Of all the prospects you’ll read about this draft season, I’m beginning to doubt you’ll see a more polarizing name than Mississippi State’s Jeffery Simmons. In most polarizing cases, the player falls into one of two categories: a guy with an injury history or a guy with off-the-field issues.
In the case of Simmons? It’s both.
In 2016, a video surfaced that shows Simmons striking a woman repeatedly. Then, just a couple of months ago, Simmons tore his ACL, meaning he’ll miss his entire rookie season. If not for these two pieces of information, Simmons would have been a unanimous top-5 pick — which begs the question:
What in the world do you do with a player like that?
College stats: 38 games, 163 total tackles, 33 TFL, 7 sacks
Jeffrey Simmons did not participate in drills at the combine
In fairness to Simmons, it’s worth pointing out that everyone at Mississippi State seems to be going out of their way to speak positively about Simmons. That doesn’t diminish what the video shows him doing (you can learn more about his response and explanation here), but it is worth noting.

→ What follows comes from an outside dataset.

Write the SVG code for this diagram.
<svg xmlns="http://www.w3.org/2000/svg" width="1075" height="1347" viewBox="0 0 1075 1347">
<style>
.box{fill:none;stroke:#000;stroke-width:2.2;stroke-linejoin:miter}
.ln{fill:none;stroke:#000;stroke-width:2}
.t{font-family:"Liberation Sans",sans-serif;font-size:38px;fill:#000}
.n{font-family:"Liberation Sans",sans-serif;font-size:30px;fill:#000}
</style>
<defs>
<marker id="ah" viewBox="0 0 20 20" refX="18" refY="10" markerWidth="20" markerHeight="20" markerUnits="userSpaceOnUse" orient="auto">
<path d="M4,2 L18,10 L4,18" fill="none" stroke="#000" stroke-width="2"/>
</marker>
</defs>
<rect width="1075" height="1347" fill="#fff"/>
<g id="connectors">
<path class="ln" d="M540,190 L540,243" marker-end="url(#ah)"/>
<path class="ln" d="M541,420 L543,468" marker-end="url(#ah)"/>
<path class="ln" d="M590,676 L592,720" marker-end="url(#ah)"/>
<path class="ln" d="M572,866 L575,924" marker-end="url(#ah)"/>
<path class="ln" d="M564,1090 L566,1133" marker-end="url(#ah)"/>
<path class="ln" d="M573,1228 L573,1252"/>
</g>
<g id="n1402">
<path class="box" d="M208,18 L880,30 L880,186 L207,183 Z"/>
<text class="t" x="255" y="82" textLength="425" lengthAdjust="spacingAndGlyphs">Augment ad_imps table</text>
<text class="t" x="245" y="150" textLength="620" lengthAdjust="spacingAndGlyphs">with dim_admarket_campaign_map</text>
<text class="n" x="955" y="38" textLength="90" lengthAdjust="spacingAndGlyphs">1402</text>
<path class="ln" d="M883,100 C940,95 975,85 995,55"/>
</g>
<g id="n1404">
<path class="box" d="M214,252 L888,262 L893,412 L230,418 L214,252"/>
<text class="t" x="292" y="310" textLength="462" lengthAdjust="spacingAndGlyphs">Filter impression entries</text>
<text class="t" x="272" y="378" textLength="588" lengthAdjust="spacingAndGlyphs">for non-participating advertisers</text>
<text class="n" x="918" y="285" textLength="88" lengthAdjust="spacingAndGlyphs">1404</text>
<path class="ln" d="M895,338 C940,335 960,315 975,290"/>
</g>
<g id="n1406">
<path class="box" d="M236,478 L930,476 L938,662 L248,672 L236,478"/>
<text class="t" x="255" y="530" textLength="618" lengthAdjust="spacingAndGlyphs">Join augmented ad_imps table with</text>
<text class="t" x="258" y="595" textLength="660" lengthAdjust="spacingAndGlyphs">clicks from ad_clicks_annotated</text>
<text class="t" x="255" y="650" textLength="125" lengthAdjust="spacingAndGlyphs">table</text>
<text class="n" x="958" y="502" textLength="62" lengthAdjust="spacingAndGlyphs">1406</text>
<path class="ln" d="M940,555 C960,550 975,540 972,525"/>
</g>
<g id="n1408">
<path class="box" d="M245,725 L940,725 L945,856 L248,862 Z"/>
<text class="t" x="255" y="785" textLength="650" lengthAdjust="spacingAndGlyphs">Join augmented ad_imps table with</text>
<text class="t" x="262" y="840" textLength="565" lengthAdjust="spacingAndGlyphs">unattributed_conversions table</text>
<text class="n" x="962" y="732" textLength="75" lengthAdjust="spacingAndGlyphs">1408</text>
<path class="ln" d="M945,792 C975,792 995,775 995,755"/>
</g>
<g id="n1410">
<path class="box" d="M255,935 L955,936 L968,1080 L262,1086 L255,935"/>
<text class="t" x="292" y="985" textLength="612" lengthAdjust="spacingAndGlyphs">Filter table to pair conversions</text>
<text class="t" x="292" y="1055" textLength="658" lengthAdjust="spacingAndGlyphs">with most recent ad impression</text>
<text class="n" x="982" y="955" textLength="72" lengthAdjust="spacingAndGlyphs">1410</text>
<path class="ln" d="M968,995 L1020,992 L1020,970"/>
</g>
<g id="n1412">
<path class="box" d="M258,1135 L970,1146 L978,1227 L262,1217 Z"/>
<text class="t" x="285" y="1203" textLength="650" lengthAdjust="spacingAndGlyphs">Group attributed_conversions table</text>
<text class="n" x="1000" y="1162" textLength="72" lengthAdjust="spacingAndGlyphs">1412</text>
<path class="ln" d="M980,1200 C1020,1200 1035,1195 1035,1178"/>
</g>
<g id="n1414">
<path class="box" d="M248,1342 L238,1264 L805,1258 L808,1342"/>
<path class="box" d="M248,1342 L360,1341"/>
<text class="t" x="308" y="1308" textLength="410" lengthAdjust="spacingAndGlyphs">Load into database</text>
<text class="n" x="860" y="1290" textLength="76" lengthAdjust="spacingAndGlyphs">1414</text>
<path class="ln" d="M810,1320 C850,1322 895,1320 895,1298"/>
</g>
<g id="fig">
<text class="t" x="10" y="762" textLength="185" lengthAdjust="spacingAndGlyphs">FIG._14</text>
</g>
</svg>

As far as the injury goes, it’s also worth noting that in three seasons Simmons didn’t miss a game other than the one game he was suspended for (gotta love the SEC). Still, missing an entire season isn’t “nothing” (especially considering you don’t get that year of control back) and you have to wonder how he’ll come back from such a massive injury.
All that said, when the whistle blows this dude is a beast. Simply put, guys that big and that athletic don’t grow on trees, and so despite the injury and the ugly background, I think the Raiders need to take a serious look at Simmons on draft day.

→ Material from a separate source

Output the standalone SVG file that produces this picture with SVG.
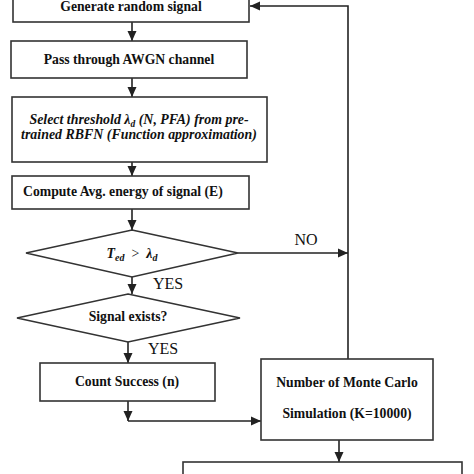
<svg xmlns="http://www.w3.org/2000/svg" width="474" height="474" viewBox="0 0 474 474">
<defs>
<marker id="arr" markerUnits="userSpaceOnUse" markerWidth="10" markerHeight="10" viewBox="0 0 10 10" refX="10" refY="5" orient="auto">
<path d="M0,0.5 L10,5 L0,9.5 Z" fill="#222"/>
</marker>
<style>
.box{fill:#fff;stroke:#333;stroke-width:1.6}
.ln{fill:none;stroke:#222;stroke-width:1.6}
.t{font-family:"Liberation Serif","Times New Roman",serif;font-weight:bold;font-size:13.7px;fill:#111}
.ti{font-family:"Liberation Serif","Times New Roman",serif;font-weight:bold;font-style:italic;font-size:13.9px;fill:#111}
.lab{font-family:"Liberation Serif","Times New Roman",serif;font-size:16px;fill:#111}
</style>
</defs>
<rect width="474" height="474" fill="#fff"/>
<g id="connectors">
<line class="ln" x1="132" y1="22" x2="132" y2="41" marker-end="url(#arr)"/>
<line class="ln" x1="132" y1="78" x2="132" y2="97" marker-end="url(#arr)"/>
<line class="ln" x1="132" y1="162" x2="132" y2="176" marker-end="url(#arr)"/>
<line class="ln" x1="132" y1="209" x2="132" y2="230" marker-end="url(#arr)"/>
<line class="ln" x1="238" y1="253" x2="348" y2="253" marker-end="url(#arr)"/>
<polyline class="ln" points="348,359 348,6 250,6" marker-end="url(#arr)"/>
<line class="ln" x1="132" y1="277" x2="132" y2="294" marker-end="url(#arr)"/>
<line class="ln" x1="128" y1="342" x2="128" y2="363" marker-end="url(#arr)"/>
<line class="ln" x1="128" y1="401" x2="128" y2="421" marker-end="url(#arr)"/>
<line class="ln" x1="128" y1="421" x2="261" y2="421" marker-end="url(#arr)"/>
<line class="ln" x1="339" y1="440" x2="339" y2="462" marker-end="url(#arr)"/>
<text class="lab" x="306" y="245" text-anchor="middle">NO</text>
<text class="lab" x="153" y="289">YES</text>
<text class="lab" x="148" y="354">YES</text>
</g>
<g id="n1">
<rect class="box" x="13" y="-10" width="236" height="32"/>
<text class="t" x="131" y="11" text-anchor="middle">Generate random signal</text>
</g>
<g id="n2">
<rect class="box" x="11" y="41" width="236" height="37"/>
<text class="t" x="129" y="64" text-anchor="middle">Pass through AWGN channel</text>
</g>
<g id="n3">
<rect class="box" x="12" y="97" width="255" height="65"/>
<text class="ti" x="139" y="124" text-anchor="middle">Select threshold λ<tspan font-size="9.5" dy="2.5">d</tspan><tspan dy="-2.5"> (N, PFA) from pre-</tspan></text>
<text class="ti" x="139" y="139" text-anchor="middle">trained RBFN (Function approximation)</text>
</g>
<g id="n4">
<rect class="box" x="12" y="176" width="237" height="33"/>
<text class="t" x="23" y="196">Compute Avg. energy of signal (E)</text>
</g>
<g id="n5">
<polygon class="box" points="132,230 238,253 132,277 26,253"/>
<text class="ti" x="132" y="258" text-anchor="middle" font-size="15">T<tspan font-size="10" dy="3">ed</tspan><tspan dy="-3" font-style="normal" font-weight="normal" xml:space="preserve">  &gt;  </tspan>λ<tspan font-size="10" dy="3">d</tspan></text>
</g>
<g id="n6">
<polygon class="box" points="128,294 240,318 128,342 17,318"/>
<text class="t" x="128" y="321" text-anchor="middle">Signal exists?</text>
</g>
<g id="n7">
<rect class="box" x="40" y="363" width="175" height="38"/>
<text class="t" x="127" y="386" text-anchor="middle">Count Success (n)</text>
</g>
<g id="n8">
<rect class="box" x="261" y="359" width="172" height="81"/>
<text class="t" x="347" y="387" text-anchor="middle">Number of Monte Carlo</text>
<text class="t" x="347" y="418" text-anchor="middle">Simulation (K=10000)</text>
</g>
<g id="n9">
<rect class="box" x="183" y="462" width="279" height="30"/>
</g>
</svg>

One reason I think the Raiders are in a unique situation is because of their wealth of draft capital. With four picks in the top 35, it means the Raiders could afford to spend one of those picks on a guy who won’t be contributing immediately — but who would definitely be in the long-term plans of the organization. A couple of weeks ago this seemed like a more defensible angle, given that many believed the future — but not necessarily the present — was bright for the Raiders.
And then they went crazy in free agency and traded for Antonio Brown. Would the Raiders still be interested in drafting a guy who won’t help this year? In my world, the answer should be “yes.” Even if they draft a guy at No. 27 who’s healthy this season, there’s no guarantee he’ll pan out in the long run — so why not take the high-percentage player who carries some red flags?